Dalam perjalanan sejarah selanjutnya kedudukan DIY sebagai Daerah Otonom setingkat Provinsi sesuai dengan maksud pasal 18 Undang-undang Dasar 1945 (sebelum perubahan) diatur dengan Undang-undang Nomor 22 Tahun 1948 tentang Undang-undang Pokok Pemerintahan Daerah. Sebagai tindak lanjutnya kemudian Daerah Istimewa Yogyakarta dibentuk dengan Undang-undang Nomor 3 Tahun 1950
tentang Pembentukan Daerah Istimewa Yogyakarta Peraturan Pemerintah
Nomor 31 Tahun 1950 sebagaimana telah diubah, dan ditambah terakhir
dengan Undang-undang Nomor 9 Tahun 1955 (Lembaran Negara Tahun 1959
Nomor 71, Tambahan Lembaran Negara Nomor 1819) yang sampai saat ini
masih berlaku. Dalam undang-undang tersebut dinyatakan DIY meliputi
Daerah Kasultanan Ngayogyakarta Hadiningrat, dan Daerah Kadipaten
Pakualaman. Pada setiap undang-undang yang mengatur Pemerintahan Daerah,
dinyatakan keistimewaan DIY tetap diakui, sebagaimana dinyatakan
terakhir dalam Undang-undang Nomor 32 Tahun 2004.

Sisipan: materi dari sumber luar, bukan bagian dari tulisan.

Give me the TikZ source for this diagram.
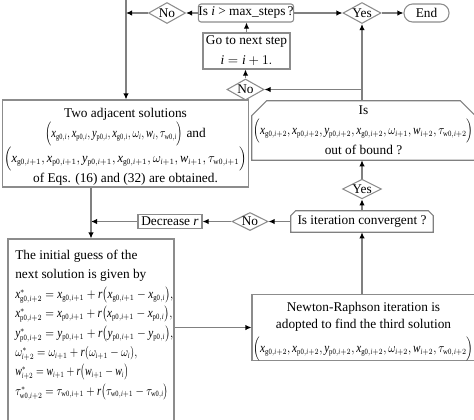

Dalam sejarah perjuangan mempertahankan kemerdekaan Negara Kesatuan Republik Indonesia (NKRI), DIY mempunyai peranan yang penting. Terbukti pada tanggal 4 Januari 1946 sampai dengan tanggal 27 Desember 1949[7] pernah dijadikan sebagai Ibukota Negara Republik Indonesia. Tanggal 4 Januari inilah yang kemudian ditetapkan menjadi hari Yogyakarta Kota Republik pada tahun 2010. Pada saat ini Kasultanan Ngayogyakarta Hadiningrat dipimpin oleh Sri Sultan Hamengku Buwono X dan Kadipaten Pakualaman dipimpin oleh Sri Paku Alam X
yang sekaligus menjabat sebagai Gubernur, dan Wakil Gubernur DIY.
Keduanya memainkan peran yang menentukan dalam memelihara nilai-nilai
budaya, dan adat istiadat Jawa dan merupakan pemersatu masyarakat Yogyakarta.